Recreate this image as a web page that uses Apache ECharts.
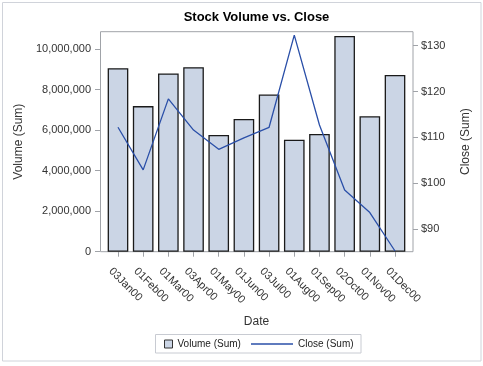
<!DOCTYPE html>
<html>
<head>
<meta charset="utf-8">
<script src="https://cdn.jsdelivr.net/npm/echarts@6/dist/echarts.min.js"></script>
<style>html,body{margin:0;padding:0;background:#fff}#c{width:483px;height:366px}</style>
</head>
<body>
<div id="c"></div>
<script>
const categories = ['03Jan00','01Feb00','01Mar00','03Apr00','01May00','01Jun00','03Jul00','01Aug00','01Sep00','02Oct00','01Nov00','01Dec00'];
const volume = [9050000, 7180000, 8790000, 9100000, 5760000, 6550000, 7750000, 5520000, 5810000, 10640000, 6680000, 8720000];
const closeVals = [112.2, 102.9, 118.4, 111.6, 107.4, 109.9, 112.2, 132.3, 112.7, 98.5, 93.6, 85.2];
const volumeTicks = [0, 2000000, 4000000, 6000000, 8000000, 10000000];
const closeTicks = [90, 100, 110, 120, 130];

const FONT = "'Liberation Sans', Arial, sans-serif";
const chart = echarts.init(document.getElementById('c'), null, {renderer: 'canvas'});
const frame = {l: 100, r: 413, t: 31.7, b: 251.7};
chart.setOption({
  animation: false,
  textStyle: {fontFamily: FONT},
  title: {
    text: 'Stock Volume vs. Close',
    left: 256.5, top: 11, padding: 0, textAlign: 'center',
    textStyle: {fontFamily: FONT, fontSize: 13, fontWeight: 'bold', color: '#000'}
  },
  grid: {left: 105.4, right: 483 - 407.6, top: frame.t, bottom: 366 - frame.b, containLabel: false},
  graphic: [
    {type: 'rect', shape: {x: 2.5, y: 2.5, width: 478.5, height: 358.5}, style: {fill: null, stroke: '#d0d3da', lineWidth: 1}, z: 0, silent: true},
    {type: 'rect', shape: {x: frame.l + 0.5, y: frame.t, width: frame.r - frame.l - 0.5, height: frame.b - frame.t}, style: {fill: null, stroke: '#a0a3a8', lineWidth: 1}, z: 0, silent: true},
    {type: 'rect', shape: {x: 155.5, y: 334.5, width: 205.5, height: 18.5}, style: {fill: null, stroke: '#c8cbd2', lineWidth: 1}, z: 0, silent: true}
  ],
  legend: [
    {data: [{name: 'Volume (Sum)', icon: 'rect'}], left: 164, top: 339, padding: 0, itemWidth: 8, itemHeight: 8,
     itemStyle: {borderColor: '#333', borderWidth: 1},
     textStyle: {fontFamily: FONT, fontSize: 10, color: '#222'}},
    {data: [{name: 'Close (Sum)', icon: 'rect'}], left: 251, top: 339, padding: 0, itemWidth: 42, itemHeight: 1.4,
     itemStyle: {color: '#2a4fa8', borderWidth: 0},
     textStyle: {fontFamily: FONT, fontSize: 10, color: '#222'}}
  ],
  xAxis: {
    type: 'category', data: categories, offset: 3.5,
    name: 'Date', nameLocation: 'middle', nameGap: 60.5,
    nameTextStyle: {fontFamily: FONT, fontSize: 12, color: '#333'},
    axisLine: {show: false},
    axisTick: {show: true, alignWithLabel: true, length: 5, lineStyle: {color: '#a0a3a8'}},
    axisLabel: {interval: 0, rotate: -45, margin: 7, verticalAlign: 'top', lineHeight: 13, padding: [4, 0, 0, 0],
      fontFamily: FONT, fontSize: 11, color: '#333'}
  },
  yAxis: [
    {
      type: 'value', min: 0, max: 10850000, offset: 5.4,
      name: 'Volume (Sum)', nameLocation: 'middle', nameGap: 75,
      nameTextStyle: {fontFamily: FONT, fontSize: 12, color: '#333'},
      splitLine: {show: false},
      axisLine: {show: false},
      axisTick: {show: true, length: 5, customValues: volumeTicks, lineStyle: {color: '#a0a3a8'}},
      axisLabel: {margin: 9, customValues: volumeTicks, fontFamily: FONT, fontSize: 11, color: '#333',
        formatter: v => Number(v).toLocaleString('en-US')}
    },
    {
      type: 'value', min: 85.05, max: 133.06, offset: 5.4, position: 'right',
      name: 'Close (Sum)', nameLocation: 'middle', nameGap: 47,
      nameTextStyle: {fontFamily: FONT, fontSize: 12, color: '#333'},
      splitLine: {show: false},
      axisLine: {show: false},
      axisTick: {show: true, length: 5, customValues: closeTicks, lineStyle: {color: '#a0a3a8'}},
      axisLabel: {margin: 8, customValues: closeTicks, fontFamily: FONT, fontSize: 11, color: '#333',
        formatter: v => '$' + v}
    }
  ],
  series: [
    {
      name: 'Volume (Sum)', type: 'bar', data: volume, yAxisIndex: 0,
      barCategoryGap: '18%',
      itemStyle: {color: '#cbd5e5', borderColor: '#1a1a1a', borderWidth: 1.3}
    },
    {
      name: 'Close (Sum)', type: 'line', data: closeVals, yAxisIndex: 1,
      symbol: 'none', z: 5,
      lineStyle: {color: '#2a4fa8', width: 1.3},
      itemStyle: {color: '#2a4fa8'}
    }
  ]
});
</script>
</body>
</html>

* * * * *

SET TASK:
Restate only the lines running from the start of the material above through the line containing "const closeTicks = [90, 100, 110, 120, 130];", ends included. No pictures.

ANSWER TO THE EXERCISE:
Recreate this image as a web page that uses Apache ECharts.
<!DOCTYPE html>
<html>
<head>
<meta charset="utf-8">
<script src="https://cdn.jsdelivr.net/npm/echarts@6/dist/echarts.min.js"></script>
<style>html,body{margin:0;padding:0;background:#fff}#c{width:483px;height:366px}</style>
</head>
<body>
<div id="c"></div>
<script>
const categories = ['03Jan00','01Feb00','01Mar00','03Apr00','01May00','01Jun00','03Jul00','01Aug00','01Sep00','02Oct00','01Nov00','01Dec00'];
const volume = [9050000, 7180000, 8790000, 9100000, 5760000, 6550000, 7750000, 5520000, 5810000, 10640000, 6680000, 8720000];
const closeVals = [112.2, 102.9, 118.4, 111.6, 107.4, 109.9, 112.2, 132.3, 112.7, 98.5, 93.6, 85.2];
const volumeTicks = [0, 2000000, 4000000, 6000000, 8000000, 10000000];
const closeTicks = [90, 100, 110, 120, 130];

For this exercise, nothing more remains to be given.